Mastering the Calculator: Pro Tips for an Accurate Estimate
Once you have your numbers, you can start using the calculator effectively. Here are a few strategies I’ve learned over the years to move from a rough guess to a truly reliable plan.
- The ‘Out-the-Door’ Price Rule. I can’t stress this enough: never, ever use the MSRP as your starting price. Always work from a written “out-the-door” quote from a dealer. It’s the only number that includes all the dealership fees and extras that will end up in your loan.
- My Big APR Mistake. On my second car, I assumed my credit was “good enough” and plugged a generic 5% APR into the calculator. I built my whole budget around it. When I got to the dealer, the best they could offer was 7.5%. It completely blew up my monthly payment plan. I learned my lesson: get pre-approved first. Knowing your real APR is like knowing the real temperature for your oven; without it, you’re just guessing.
- The Power of “Reverse Calculation”. Don’t just calculate what your payment *will be*. Decide what monthly payment you are *comfortable with*. Plug that number into your budget, then work backward with the calculator. Adjust the down payment or even the total car price until you hit your target payment. This puts you in control of your budget.
- The 20/4/10 Guideline.
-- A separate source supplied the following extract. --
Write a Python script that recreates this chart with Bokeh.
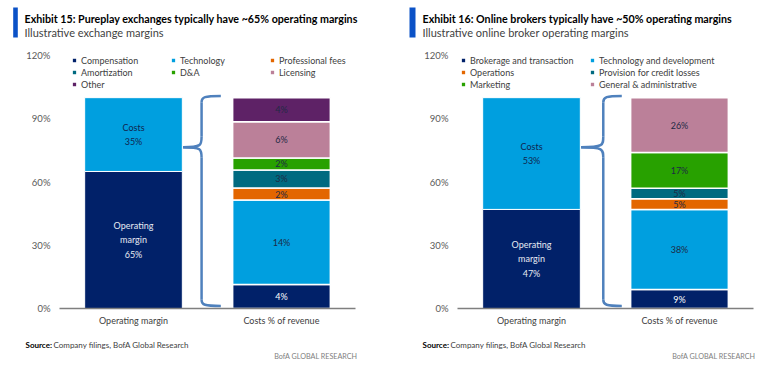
from bokeh.plotting import figure
from bokeh.layouts import row, column
from bokeh.models import (FactorRange, Range1d, FixedTicker, PrintfTickFormatter,
                          Label, Legend, LegendItem)
from bokeh.core.properties import value
from bokeh.embed import file_html
from bokeh.resources import INLINE

FONT = "Lato"

# ---------------- data ----------------
categories = ["Operating margin", "Costs % of revenue"]
y_ticks = [0, 30, 60, 90, 120]

# Exhibit 15
ex_title = "Exhibit 15: Pureplay exchanges typically have ~65% operating margins"
ex_subtitle = "Illustrative exchange margins"
ex_margin = 65
ex_costs = 35
ex_items = ["Compensation", "Technology", "Professional fees", "Amortization",
            "D&A", "Licensing", "Other"]
ex_values = [4, 14, 2, 3, 2, 6, 4]

# Exhibit 16
br_title = "Exhibit 16: Online brokers typically have ~50% operating margins"
br_subtitle = "Illustrative online broker operating margins"
br_margin = 47
br_costs = 53
br_items = ["Brokerage and transaction", "Technology and development", "Operations",
            "Provision for credit losses", "Marketing", "General & administrative"]
br_values = [9, 38, 5, 5, 17, 26]

source_label = "Source:"
source_text = "Company filings, BofA Global Research"
brand_text = "BofA GLOBAL RESEARCH"

# ---------------- styles ----------------
NAVY = "#012169"
BLUE = "#009FDF"
ORANGE = "#E36600"
TEAL = "#006A80"
GREEN = "#28A100"
PINK = "#BB8099"
PURPLE = "#5E2266"
ACCENT = "#0B52C7"
BRACE = "#4F81BD"
ex_colors = [NAVY, BLUE, ORANGE, TEAL, GREEN, PINK, PURPLE]
br_colors = [NAVY, BLUE, ORANGE, TEAL, GREEN, PINK]

PANEL_W = 388
HEAD_H = 44
CHART_TOP = 44
FRAME_TOP = 55
FRAME_BOTTOM = 308
CHART_BOTTOM = 336
TOTAL_H = 369


def blank_fig(x0, y0, y1):
    f = figure(width=PANEL_W, height=y1 - y0, x_range=Range1d(x0, x0 + PANEL_W),
               y_range=Range1d(y1, y0), output_backend="svg", toolbar_location=None,
               x_axis_location=None, y_axis_location=None, frame_align=False,
               min_border=0, min_border_left=0, min_border_right=0,
               min_border_top=0, min_border_bottom=0)
    f.outline_line_color = None
    f.xgrid.grid_line_color = None
    f.ygrid.grid_line_color = None
    return f


def make_panel(title, subtitle, margin, costs, items, values, colors,
               panel_left, frame_left, ncols, col_pitch, legend_x,
               accent_x0, accent_x1, title_x, source_x, brand_x, brace_v, brace_e):
    # ---------- header ----------
    h = blank_fig(panel_left, 0, HEAD_H)
    h.quad(left=[accent_x0], right=[accent_x1], top=[7], bottom=[37],
           fill_color=ACCENT, line_color=None)
    h.add_layout(Label(x=title_x, y=18, text=title, text_font=FONT,
                       text_font_style="bold", text_font_size="10.7px",
                       text_color="#000000", text_baseline="middle"))
    h.add_layout(Label(x=title_x, y=31.5, text=subtitle, text_font=FONT,
                       text_font_size="11px", text_color="#3F3F3F",
                       text_baseline="middle"))

    # ---------- chart ----------
    frame_w = 296
    bl = frame_left - panel_left
    ch = CHART_BOTTOM - CHART_TOP
    p = figure(width=PANEL_W, height=ch, x_range=FactorRange(factors=categories),
               y_range=Range1d(0, 120), output_backend="svg", toolbar_location=None,
               frame_align=False,
               min_border_left=bl, min_border_right=PANEL_W - bl - frame_w,
               min_border_top=FRAME_TOP - CHART_TOP,
               min_border_bottom=CHART_BOTTOM - FRAME_BOTTOM)
    p.outline_line_color = None
    p.xgrid.grid_line_color = None
    p.ygrid.grid_line_color = None

    p.yaxis.ticker = FixedTicker(ticks=y_ticks)
    p.yaxis.formatter = PrintfTickFormatter(format="%d%%")
    p.yaxis.axis_line_color = None
    p.yaxis.major_tick_line_color = None
    p.yaxis.minor_tick_line_color = None
    p.yaxis.major_tick_out = 0
    p.yaxis.major_tick_in = 0
    p.yaxis.major_label_standoff = 9
    p.yaxis.major_label_text_font = FONT
    p.yaxis.major_label_text_font_size = "9.5px"
    p.yaxis.major_label_text_color = "#595959"

    p.xaxis.axis_line_color = "#7F7F7F"
    p.xaxis.axis_line_width = 1.5
    p.xaxis.major_tick_line_color = None
    p.xaxis.minor_tick_line_color = None
    p.xaxis.major_tick_out = 0
    p.xaxis.major_tick_in = 0
    p.xaxis.major_label_standoff = 6
    p.xaxis.major_label_text_font = FONT
    p.xaxis.major_label_text_font_size = "9px"
    p.xaxis.major_label_text_color = "#404040"

    bw = 0.66
    p.vbar(x=[categories[0], categories[0]], bottom=[0, margin], top=[margin, margin + costs],
           width=bw, fill_color=[NAVY, BLUE], line_color="white", line_width=1)
    p.text(x=[categories[0], categories[0]], y=[margin / 2, margin + costs / 2],
           text=["Operating\nmargin\n%d%%" % margin, "Costs\n%d%%" % costs],
           text_align="center", text_baseline="middle", text_font=value(FONT),
           text_font_size="9px", text_line_height=1.3,
           text_color=["#E6EAF2", "#10264F"])

    total = float(sum(values))
    scaled = [v * 100.0 / total for v in values]
    bottom = 0.0
    legend_items = []
    for i, (name, v, c) in enumerate(zip(items, scaled, colors)):
        r = p.vbar(x=[categories[1]], bottom=[bottom], top=[bottom + v], width=bw,
                   fill_color=c, line_color="white", line_width=1.5)
        p.text(x=[categories[1]], y=[bottom + v / 2], text=["%d%%" % values[i]],
               text_align="center", text_baseline="middle", text_font=value(FONT),
               text_font_size="9px",
               text_color="#FFFFFF" if c == NAVY else "#1E2A45")
        legend_items.append(LegendItem(label=name, renderers=[r]))
        bottom += v

    # curly brace (synthetic coords: categories centred at 0.5 / 1.5)
    x_tip = 0.5 + bw / 2 + 0.005
    xv, xe = brace_v, brace_e
    tip_y = 76.5
    top_y, bot_y = 100.8, 1.2
    p.bezier(x0=[x_tip, x_tip], y0=[tip_y, tip_y], x1=[xv, xv], y1=[tip_y + 5, tip_y - 5],
             cx0=[xv, xv], cy0=[tip_y, tip_y], cx1=[xv, xv], cy1=[tip_y + 1, tip_y - 1],
             line_color=BRACE, line_width=2.5)
    p.segment(x0=[xv, xv], y0=[tip_y + 5, tip_y - 5], x1=[xv, xv], y1=[top_y - 3, bot_y + 3],
              line_color=BRACE, line_width=2.5)
    p.bezier(x0=[xv, xv], y0=[top_y - 3, bot_y + 3], x1=[xe, xe], y1=[top_y, bot_y],
             cx0=[xv, xv], cy0=[top_y - 0.5, bot_y + 0.5], cx1=[xv + 0.02, xv + 0.02],
             cy1=[top_y, bot_y], line_color=BRACE, line_width=2.5)

    nrows = -(-len(items) // ncols)
    lh = 12
    leg = Legend(items=legend_items, orientation="horizontal", ncols=ncols,
                 location=(legend_x, 254 - nrows * lh), padding=0, margin=0, spacing=0,
                 glyph_width=6, glyph_height=6, label_standoff=4,
                 label_width=col_pitch - 10, label_height=lh,
                 label_text_font=FONT, label_text_font_size="9px",
                 label_text_color="#404040", label_text_baseline="middle",
                 border_line_color=None, background_fill_alpha=0)
    p.add_layout(leg, "center")

    # ---------- footer ----------
    f = blank_fig(panel_left, CHART_BOTTOM, TOTAL_H)
    f.add_layout(Label(x=source_x, y=344, text=source_label, text_font=FONT,
                       text_font_style="bold", text_font_size="8px",
                       text_color="#000000", text_baseline="middle"))
    f.add_layout(Label(x=source_x + 28, y=344, text=source_text, text_font=FONT,
                       text_font_size="8px", text_color="#404040",
                       text_baseline="middle"))
    f.add_layout(Label(x=brand_x, y=356, text=brand_text, text_align="right",
                       text_font=FONT, text_font_size="7.2px", text_color="#808080",
                       text_baseline="middle"))
    return column(h, p, f, spacing=0)


c1 = make_panel(ex_title, ex_subtitle, ex_margin, ex_costs, ex_items, ex_values, ex_colors,
                panel_left=0, frame_left=59, ncols=3, col_pitch=99, legend_x=12,
                accent_x0=12.7, accent_x1=17.3, title_x=24, source_x=25, brand_x=357,
                brace_v=0.96, brace_e=1.09)
c2 = make_panel(br_title, br_subtitle, br_margin, br_costs, br_items, br_values, br_colors,
                panel_left=388, frame_left=457, ncols=2, col_pitch=129, legend_x=3,
                accent_x0=409, accent_x1=415, title_x=422, source_x=422, brand_x=755,
                brace_v=0.985, brace_e=1.11)

layout = row(c1, c2, spacing=0)
open("out.html", "w").write(file_html(layout, INLINE))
This is a great rule of thumb to keep your car purchase from overwhelming your finances. It suggests a 20% down payment, a loan term no longer than 4 years (48 months), and ensuring your total monthly car expenses (payment, insurance, gas) are less than 10% of your gross monthly income. It’s a fantastic sanity check.
Frequently Asked Questions
What’s a good APR for a car loan in 2026?
APRs fluctuate, but in 2026, a borrower with an excellent credit score (760+) might see rates from 5% to 7% for a new car. A borrower with an average score could expect something closer to 8% to 12%, while subprime rates can be much higher. Always check current rates from multiple lenders for the most accurate picture.
Can I include taxes and fees in my car loan?
Yes, almost always. Most lenders allow you to roll the sales tax, documentation fees, and registration costs into the total loan amount. Just be aware that this means you’ll be paying interest on those costs as well.
How much should my down payment be?
While you can buy a car with $0 down, a 20% down payment is a highly recommended financial goal. This significantly lowers your monthly payment and helps you avoid being “upside down” (owing more than the car is worth) as soon as you drive off the lot.
Why is my calculated payment different from the dealer’s quote?
This usually comes down to a difference in one of the inputs. The dealer may be using a slightly different vehicle price (after fees), a different loan term, or a different APR. Ask for a full breakdown of their numbers and compare it to yours side-by-side to find the discrepancy.